__Prompt__. Track down the lines that contain "this" and copy them.

__Extracted material__.
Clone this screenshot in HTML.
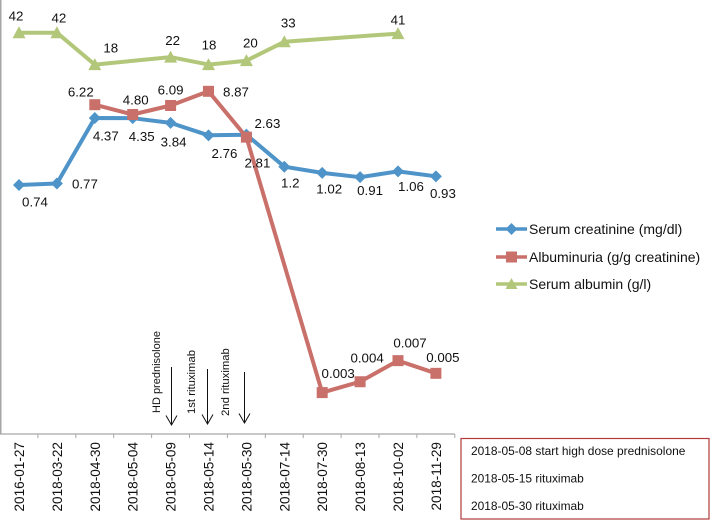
<!DOCTYPE html>
<html>
<head>
<meta charset="utf-8">
<style>
html,body{margin:0;padding:0;background:#fff;}
#chart{display:block;width:710px;height:520px;filter:blur(0.3px);}
text{font-family:"Liberation Sans",sans-serif;fill:#111;}
</style>
</head>
<body>
<svg id="chart" xmlns="http://www.w3.org/2000/svg" width="710" height="520" viewBox="0 0 710 520">
  <g id="grid-layer"></g>
  <g id="series-layer"></g>
  <g id="label-layer"></g>

  <g fill="none" stroke="#111" stroke-width="1">
    <text transform="translate(160,413) rotate(-90)" font-size="11" stroke="none">HD prednisolone</text>
    <text transform="translate(195,414) rotate(-90)" font-size="11.3" stroke="none">1st rituximab</text>
    <text transform="translate(229,416) rotate(-90)" font-size="11.3" stroke="none">2nd rituximab</text>
    <path d="M171.5 367V425M166 415.5L171.5 425L177 415.5"/>
    <path d="M207.5 369V424M202 414.5L207.5 424L213 414.5"/>
    <path d="M244.5 372V423M239 413.5L244.5 423L250 413.5"/>
  </g>

  <g>
    <g>
      <line x1="496" x2="527" y1="229" y2="229" stroke="#4f94c9" stroke-width="3.5"/>
      <polygon points="511.5,223 517.5,229 511.5,235 505.5,229" fill="#4f94c9"/>
      <text x="529" y="234" font-size="14">Serum creatinine (mg/dl)</text>
    </g>
    <g>
      <line x1="496" x2="527" y1="257" y2="257" stroke="#c9706a" stroke-width="3.5"/>
      <rect x="506" y="251.5" width="11" height="11" fill="#c9706a"/>
      <text x="529" y="262" font-size="14">Albuminuria (g/g creatinine)</text>
    </g>
    <g>
      <line x1="496" x2="527" y1="284" y2="284" stroke="#b3c77a" stroke-width="3.5"/>
      <polygon points="511.5,278 517.5,289 505.5,289" fill="#b3c77a"/>
      <text x="529" y="289" font-size="14">Serum albumin (g/l)</text>
    </g>
  </g>

  <g>
    <rect x="461" y="438.5" width="248" height="80.5" fill="#fff" stroke="#b23a3a" stroke-width="1.2"/>
    <text x="471" y="455" font-size="11.95">2018-05-08 start high dose prednisolone</text>
    <text x="471" y="482.5" font-size="11.95">2018-05-15 rituximab</text>
    <text x="471" y="510" font-size="11.95">2018-05-30 rituximab</text>
  </g>
</svg>

<script>
const categories = ["2016-01-27","2018-03-22","2018-04-30","2018-05-04","2018-05-09","2018-05-14","2018-05-30","2018-07-14","2018-07-30","2018-08-13","2018-10-02","2018-11-29"];
const creatinine = [0.74,0.77,4.37,4.35,3.84,2.76,2.81,1.2,1.02,0.91,1.06,0.93];
const albuminuria = [null,null,6.22,4.80,6.09,8.87,2.63,null,0.003,0.004,0.007,0.005];
const albumin = [42,42,18,null,22,18,20,33,null,null,41,null];
const creatinineLabels = ["0.74","0.77","4.37","4.35","3.84","2.76","2.81","1.2","1.02","0.91","1.06","0.93"];
const albuminuriaLabels = [null,null,"6.22","4.80","6.09","8.87","2.63",null,"0.003","0.004","0.007","0.005"];
const albuminLabels = ["42","42","18",null,"22","18","20","33",null,null,"41",null];

const creatinineNudge = [[16,17],[28,0.5],[11,18],[9,18],[3,19],[16,18],[11,28],[6,16],[7,16],[10,13],[13,15],[7,17]];
const albuminuriaNudge = [null,null,[-14,-13],[3,-14.5],[0,-15.5],[27.5,0.5],[21,-14],null,[16,-19.5],[7,-24],[12,-18],[7,-16]];
const albuminNudge = [[-3,-17],[2,-15],[16,-17],null,[2,-17],[0.5,-20],[4,-18],[4,-19],null,null,[0,-14],null];

const NS = "http://www.w3.org/2000/svg";
const AXIS_Y = 434, BAND = 37.9;
const yMin = 0.001, yMax = 100;

function xScale(i){ return 19 + BAND * i; }
function yScale(v){
  const t = (Math.log10(v) - Math.log10(yMin)) / (Math.log10(yMax) - Math.log10(yMin));
  return AXIS_Y - t * AXIS_Y;
}
function make(tag, parent){
  const el = document.createElementNS(NS, tag);
  parent.appendChild(el);
  return el;
}

const grid = document.getElementById("grid-layer");
const seriesLayer = document.getElementById("series-layer");
const labelLayer = document.getElementById("label-layer");

const yAxisLine = make("line", grid);


yAxisLine.setAttribute("x1", 0.75); yAxisLine.setAttribute("x2", 0.75);
yAxisLine.setAttribute("y1", 0); yAxisLine.setAttribute("y2", AXIS_Y);
yAxisLine.setAttribute("stroke", "#a6a6a6"); yAxisLine.setAttribute("stroke-width", 1.5);

const xAxisLine = make("line", grid);


xAxisLine.setAttribute("x1", 0); xAxisLine.setAttribute("x2", BAND * categories.length);
xAxisLine.setAttribute("y1", AXIS_Y); xAxisLine.setAttribute("y2", AXIS_Y);
xAxisLine.setAttribute("stroke", "#a6a6a6"); xAxisLine.setAttribute("stroke-width", 1.2);

categories.forEach(function(cat, i){
  const tick = make("line", grid);
  
  
  const tx = BAND * (i + 1);
  tick.setAttribute("x1", tx); tick.setAttribute("x2", tx);
  tick.setAttribute("y1", AXIS_Y); tick.setAttribute("y2", AXIS_Y + 4);
  tick.setAttribute("stroke", "#a6a6a6");

  const label = make("text", grid);
  
  
  label.setAttribute("transform", "translate(" + (xScale(i) + 5) + ",442) rotate(-90)");
  label.setAttribute("text-anchor", "end");
  label.setAttribute("font-size", "13.6");
  label.textContent = cat;
});

function drawLine(values, color, name){
  const pts = [];
  values.forEach(function(v, i){
    if (v !== null) pts.push(xScale(i).toFixed(1) + "," + yScale(v).toFixed(1));
  });
  const line = make("polyline", seriesLayer);
  
  
  line.setAttribute("points", pts.join(" "));
  line.setAttribute("fill", "none");
  line.setAttribute("stroke", color);
  line.setAttribute("stroke-width", 4);
  line.setAttribute("stroke-linejoin", "round");
}

function drawLabels(texts, nudges, values){
  texts.forEach(function(t, i){
    if (t === null) return;
    const lab = make("text", labelLayer);
    
    
    lab.setAttribute("x", (xScale(i) + nudges[i][0]).toFixed(1));
    lab.setAttribute("y", (yScale(values[i]) + nudges[i][1] + 4.7).toFixed(1));
    lab.setAttribute("text-anchor", "middle");
    lab.setAttribute("font-size", "13.3");
    lab.textContent = t;
  });
}

drawLine(albumin, "#b3c77a", "albumin-line");
drawLine(creatinine, "#4f94c9", "creatinine-line");
drawLine(albuminuria, "#c9706a", "albuminuria-line");

albumin.forEach(function(v, i){
  if (v === null) return;
  const m = make("polygon", seriesLayer);
  
  
  const cx = xScale(i), cy = yScale(v);
  m.setAttribute("points", cx + "," + (cy - 6.5) + " " + (cx + 6.5) + "," + (cy + 5.5) + " " + (cx - 6.5) + "," + (cy + 5.5));
  m.setAttribute("fill", "#b3c77a");
});

creatinine.forEach(function(v, i){
  if (v === null) return;
  const m = make("polygon", seriesLayer);
  
  
  const cx = xScale(i), cy = yScale(v);
  m.setAttribute("points", cx + "," + (cy - 6) + " " + (cx + 6) + "," + cy + " " + cx + "," + (cy + 6) + " " + (cx - 6) + "," + cy);
  m.setAttribute("fill", "#4f94c9");
});

albuminuria.forEach(function(v, i){
  if (v === null) return;
  const m = make("rect", seriesLayer);
  
  
  m.setAttribute("x", xScale(i) - 5.5);
  m.setAttribute("y", yScale(v) - 5.5);
  m.setAttribute("width", 11);
  m.setAttribute("height", 11);
  m.setAttribute("fill", "#c9706a");
});

drawLabels(creatinineLabels, creatinineNudge, creatinine);
drawLabels(albuminuriaLabels, albuminuriaNudge, albuminuria);
drawLabels(albuminLabels, albuminNudge, albumin);
</script>
</body>
</html>
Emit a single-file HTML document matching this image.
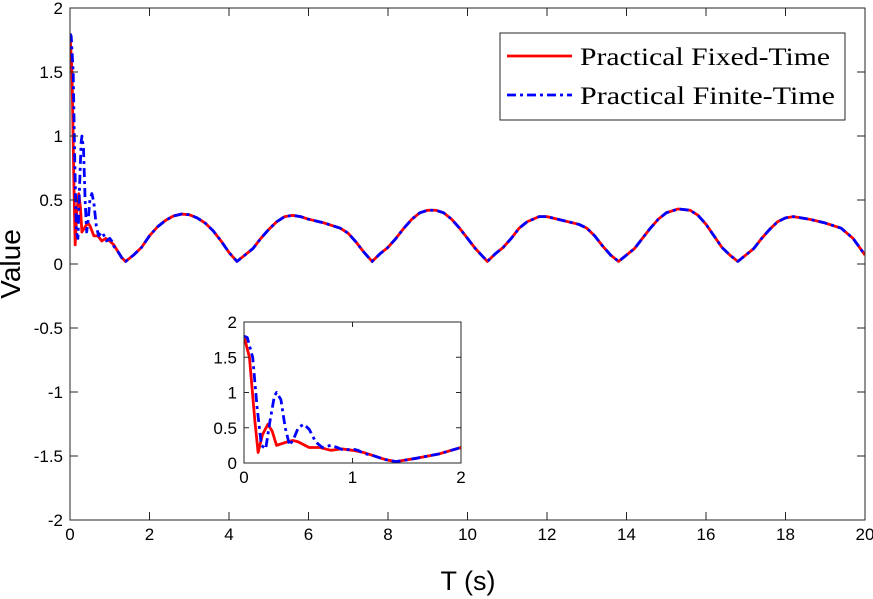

__Answer to the task__.
Clone this screenshot in HTML.
Emit a single-file HTML document matching this image.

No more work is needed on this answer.